Sani Brown Narrowly Misses out on 100 Final; Breaks Personal Best, Japan Record at an Olympics

Hiroto Sekiguchi / The Yomiuri Shimbun
Abdul Hakim Sani Brown, center, just after crossing the finish line at his men’s 100-meter semifinal at Stade de France in Saint-Denis on Sunday.

PARIS — Japan sprinter Abdul Hakim Sani Brown failed to reach the men’s 100-meter final at the Paris Olympics on Sunday, despite lowering his personal best to 9.96 seconds.

Kunihiko Miura / The Yomiuri Shimbun
Abdul Hakim Sani Brown clutches his head after missing out on the 100-meter final.

The 25-year-old finished fourth in the third semifinal heat. The top two finishers in each semifinal and the next two fastest overall advanced to the eight-man final.

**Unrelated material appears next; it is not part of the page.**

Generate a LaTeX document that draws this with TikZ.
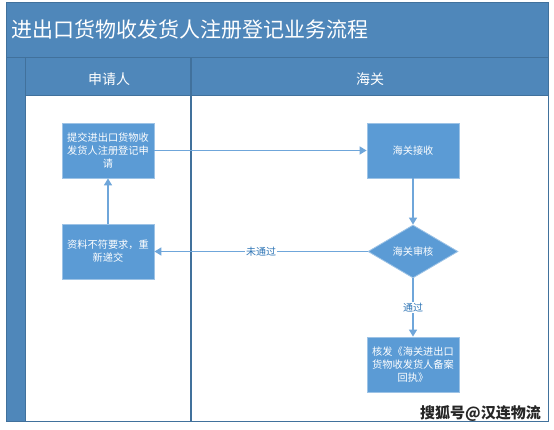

In his nine-man semifinal, Sani Brown had the fifth-fastest reaction time. “I was in good shape this time, and I started the race with all my energy,” he said.

He began to fall behind in the latter stages of the race. “I was told that I would be able to keep up if I ran my own race, but I overstrode a little.”

After the first two semifinals, the benchmark for qualifying outside the top two was set at 9.93. In the third semifinal, Jamaica’s Kishane Thompson and America’s Fred Kerley finished in 9.80 and 9.84, respectively. Sani Brown finished fourth in the semifinal, and 10th overall, to miss out on a final berth by three-hundredths of a second.

At the 2023 World Athletics Championships, Sani Brown ran 9.97 in the semifinals, matching his personal best at the time.

In his first-round heat on Saturday, Sani Brown broke the record for a Japanese athlete at the Olympics, with a 10.02. “I’ll keep going up and up,” he declared before breaking the record again in the semifinals.

“The gap [with the top athletes] has narrowed, but the overall level is rising quickly, and I feel deeply that it is not enough just to catch up little by little,” he said.